The Simplicity of the New Pope, New Bedford Standard Times, March 18, 2013

Fr. Roger J. Landry
Conclave Series for the New Bedford Standard Times
March 18, 2013

After Pope Francis’ election, one of the biggest questions among the English-speaking members of the media has been to what extent he speaks English.

The various biographical articles about him, both before and after his election, listed that he spoke only Spanish, Italian and German.

I had a hunch that the former Cardinal Jorge Bergoglio had to know English. After all, he has a doctorate and has studied and taught six different subjects over the course of his life as a Jesuit — chemistry, psychology, literature, philosophy, theology and math — and many of the great resources for those subjects come from the English-speaking world.

I was speaking with a group of English-speaking media folks as we were waiting to get into Saturday’s special audience for journalists, and I asked whether anyone had been able to confirm that the new pope knew English. One of the members of our group, a friend of mine named Michael Severance, told me a story that confirmed far more than our new pontiff’s linguistic abilities.

Back in 2001, right before Archbishop Bergoglio was to receive the “red hat” as a Cardinal, the Rome campus of the University of Dallas, where Michael was working, invited him to come to speak to its students. The future pope accepted, gave a beautiful written address in heavily accented English, and engaged in a lengthy question-and-answer session, all in English.

That was a great relief to hear, because it means that there should be no obstacles to Pope Francis’ coming to the United States and speaking to us in our own principal language, as we expect he will do at least in September 2015 in Philadelphia for the International Eucharistic Congress.

But confirming for us his English abilities, Michael said that there’s something more important about that visit that he thought we should all know.

When he had spoken to the future pope on the phone to arrange the details for the visit, Michael told him that he would send a car to pick him up and transport him back. Archbishop Bergoglio said that it wasn’t necessary to spend that type of money on him.

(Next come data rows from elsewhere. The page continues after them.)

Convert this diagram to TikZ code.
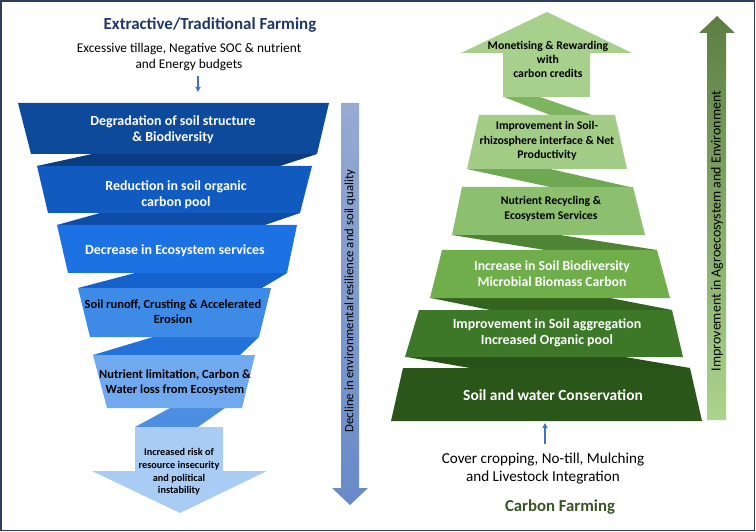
\documentclass[tikz,border=0pt]{standalone}
\usepackage{fontspec}
\setmainfont{Carlito}
\usetikzlibrary{arrows.meta,positioning,calc}
\definecolor{framenavy}{RGB}{47,62,94}
\definecolor{titlenavy}{RGB}{31,56,100}
\definecolor{cfgreen}{RGB}{55,86,35}
\definecolor{smallblue}{RGB}{68,114,196}
% funnel blues
\definecolor{segA}{RGB}{14,74,156}
\definecolor{segB}{RGB}{17,90,192}
\definecolor{segC}{RGB}{28,114,227}
\definecolor{segD}{RGB}{61,139,230}
\definecolor{segE}{RGB}{112,169,238}
\definecolor{segF}{RGB}{169,204,245}
\definecolor{foldA}{RGB}{10,60,128}
\definecolor{foldB}{RGB}{13,77,168}
\definecolor{foldC}{RGB}{22,98,204}
\definecolor{foldD}{RGB}{34,114,218}
\definecolor{foldE}{RGB}{76,143,224}
% pyramid greens
\definecolor{grA}{RGB}{168,208,141}
\definecolor{grB}{RGB}{163,205,135}
\definecolor{grC}{RGB}{140,192,110}
\definecolor{grD}{RGB}{112,173,75}
\definecolor{grE}{RGB}{60,120,40}
\definecolor{grF}{RGB}{42,86,26}
\definecolor{gfoldA}{RGB}{125,180,95}
\definecolor{gfoldB}{RGB}{110,168,82}
\definecolor{gfoldC}{RGB}{78,132,52}
\definecolor{gfoldD}{RGB}{50,100,32}
\definecolor{gfoldE}{RGB}{40,82,24}

\begin{document}
\begin{tikzpicture}[x=1bp, y=-1bp,
    every node/.style={inner sep=0pt, align=center},
    smallarr/.style={smallblue, line width=1.2bp, -{Triangle[length=5bp,width=5bp]}},
    bandtxt/.style 2 args={font=\bfseries\fontsize{#1}{#2}\selectfont}]
  \useasboundingbox (0,0) rectangle (756,532);
  \draw[framenavy, line width=1.5bp] (1,1) rectangle (754.5,530.5);

  % left funnel: folds behind, then bands
  \foreach \ya/\yb/\xa/\xb/\xc/\xd/\c in {154/166/37/92/317/280/foldA,
      213/225/57/100/300/265/foldB, 273/288/78/135/287/262/foldC,
      337/355/93/153/259/240/foldD, 408/427/135/170/225/198/foldE}
    \fill[fill=\c] (\xa,\yb) -- (\xb,\ya) -- (\xc,\ya) -- (\xd,\yb) -- cycle;
  \foreach \ya/\yb/\xa/\xb/\xc/\xd/\c in {103/154/18/329/31/317/segA,
      166/213/37/312/48/300/segB, 225/273/57/297/68/287/segC,
      288/337/78/271/90/259/segD, 355/408/93/255/107/242/segE}
    \fill[fill=\c] (\xa,\ya) -- (\xb,\ya) -- (\xd,\yb) -- (\xc,\yb) -- cycle;
  \fill[segF] (135,427) -- (223,427) -- (223,471) -- (267,471) -- (180,513)
    -- (92,471) -- (135,471) -- cycle;

  \node[bandtxt={14}{16}, text=white] (deg) at (173,130) {Degradation of soil structure\\\& Biodiversity};
  \node[bandtxt={14}{16}, text=white] (red) at (176,195) {Reduction in soil organic\\carbon pool};
  \node[bandtxt={14}{16}, text=white] (dec) at (175,251) {Decrease in Ecosystem services};
  \node[bandtxt={12.5}{15}, text=black] (run) at (173,312) {Soil runoff, Crusting \& Accelerated\\Erosion};
  \node[bandtxt={12.5}{15}, text=black] (nut) at (175,383) {Nutrient limitation, Carbon \&\\Water loss from Ecosystem};
  \node[bandtxt={10.3}{12.8}] (risk) at (179,472) {Increased risk of\\resource insecurity\\and political\\instability};

  % right pyramid: folds behind, then bands
  \foreach \ya/\yb/\xa/\xb/\xc/\xd/\c in {97/115/504/540/592/550/gfoldA,
      169/187/467/550/630/550/gfoldB, 235/250/452/560/657/545/gfoldC,
      298/310/431/610/672/490/gfoldD, 357/368/407/625/690/470/gfoldE}
    \fill[fill=\c] (\xa,\ya) -- (\xb,\ya) -- (\xc,\yb) -- (\xd,\yb) -- cycle;
  \fill[grA] (503,97) -- (503,53) -- (461,53) -- (547,12) -- (632,53) -- (590,53)
    -- (590,97) -- cycle;
  \foreach \ya/\yb/\xa/\xb/\xc/\xd/\c in {115/169/479/615/467/627/grB,
      187/235/462/633/452/645/grC, 250/298/442/657/430/670/grD,
      310/357/419/672/405/683/grE, 368/421/403/690/391/702/grF}
    \fill[fill=\c] (\xa,\ya) -- (\xb,\ya) -- (\xd,\yb) -- (\xc,\yb) -- cycle;

  \node[bandtxt={11.8}{14}] (money) at (548,59) {Monetising \& Rewarding\\with\\carbon credits};
  \node[bandtxt={11.8}{14.5}] (rhizo) at (547,141) {Improvement in Soil-\\rhizosphere interface \& Net\\Productivity};
  \node[bandtxt={11.8}{14.5}] (recyc) at (551,209) {Nutrient Recycling \&\\Ecosystem Services};
  \node[bandtxt={13.8}{16}, text=white] (biodiv) at (552,274) {Increase in Soil Biodiversity\\Microbial Biomass Carbon};
  \node[bandtxt={14}{16.5}, text=white] (aggr) at (547,333) {Improvement in Soil aggregation\\Increased Organic pool};
  \node[bandtxt={15.5}{17}, text=white] (consv) at (553,395) {Soil and water Conservation};

  % side arrows
  \shade[top color={rgb,255:red,150;green,170;blue,210}, bottom color={rgb,255:red,104;green,138;blue,200}]
    (341,103) -- (359,103) -- (359,488) -- (368,488) -- (350,505) -- (332,488) -- (341,488) -- cycle;
  \node[rotate=90, font=\fontsize{12.8}{15}\selectfont] (decline) at (350,301)
    {Decline in environmental resilience and soil quality};
  \shade[top color={rgb,255:red,92;green,126;blue,68}, bottom color={rgb,255:red,172;green,212;blue,142}]
    (707,420) -- (707,33) -- (699,33) -- (717,16) -- (735,33) -- (726,33) -- (726,420) -- cycle;
  \node[rotate=90, font=\fontsize{14}{16}\selectfont] (improve) at (717,231)
    {Improvement in Agroecosystem and Environment};

  % headings and inputs
  \node[bandtxt={17}{20}, text=titlenavy] (title) at (210,25) {Extractive/Traditional Farming};
  \node[font=\fontsize{13.4}{16}\selectfont] (excess) at (189,57) {Excessive tillage, Negative SOC \& nutrient\\and Energy budgets};
  \coordinate (ltip) at (198,92);
  \draw[smallarr, shorten <=5bp] (excess.south -| ltip) -- (ltip);
  \node[font=\fontsize{15.2}{18}\selectfont] (cover) at (543,469) {Cover cropping, No-till, Mulching\\and Livestock Integration};
  \coordinate (rtip) at (545,423);
  \draw[smallarr, shorten <=9bp] (cover.north -| rtip) -- (rtip);
  \node[bandtxt={16.8}{19}, text=cfgreen] (cfarm) at (560,507) {Carbon Farming};
\end{tikzpicture}
\end{document}
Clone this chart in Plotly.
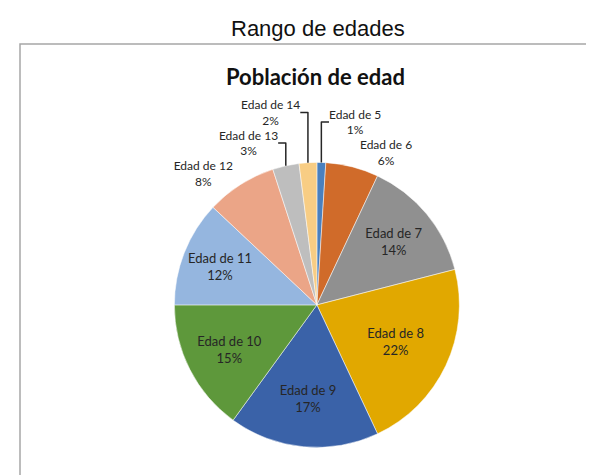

Surprised, but wanting to be deferent, Michael then said that University would then be very happy to reimburse him for taking a cab. That, too, Archbishop Bergoglio replied, would be to waste money.

The Archbishop said that he could take the subway out. Michael replied that at about 8 pm when he would be arriving it would be dark and the area around the metro station ise a little dangerous. And so the two of them “compromised”: the Cardinal-to-be would take an inexpensive train and Michael would pick him up at the station a short distance from the campus.

Because the train didn’t arrive on time, however, Cardinal Bergoglio missed dinner. After the talk and the lengthy question session, Michael and the other members of the staff of the University wanted to take him out to get him something to eat.

He replied that no one needed to make a fuss about him. “What do you have in the refrigerator?,” he queried. They were somewhat shocked. When they looked, they saw some cheese, some meat, and some other items that could be combined to make a simple pasta. “That would be great,” he replied.

A dozen years later, Michael recalled Pope Francis’ genuine simplicity and poverty, the type of lifestyle that those in Buenos Aires admire so much: how he refused to use a chauffeur or drive a car of his own, moved out of the Archbishop’s palace into a simple, barely-heated apartment, about how he cooked his own food and that of an ill bishop, and more.

Whether one would want to say it in Spanish, Italian, German or English, the Cardinals have elected a Pope not just from Argentina, not just from Assisi, but from Galilee.

(At the beginning of April, Michael Severance put out a correction on the Acton Institute’s website saying that he had confused Cardinal Jorge Bergoglio with Cardinal Jorge Mejia, both Argentine of similar appearance. He wrote the following erratum:  “I was relating a personal experience I had in meeting then-Cardinal Jorge Mario Bergoglio some 12 years ago at the University of Dallas Rome Campus. This I have now verified as incorrect. I had actually met a different Argentine Cardinal who came to speak at the Dallas Rome campus with the exact same first and similar second name –Cardinal Jorge Maria Mejia. Cardinal Jorge Maria Mejia is also from Buenos Aires, served as archbishop (curial) and was elevated to cardinal during the same February 2001 conclave as Jorge Mario Bergoglio. Both are also apparently close friends and very similar in humble disposition. Cardinal Jorge Maria Mejia is the archivist and librarian emeritus of the Vatican Secret Archives, but earlier served as Secretary of the Vatican’s Congregation for Bishops. He is a former Vatican colleague and was a guest of the university’s chaplain on the reported occasion. I regret the error.)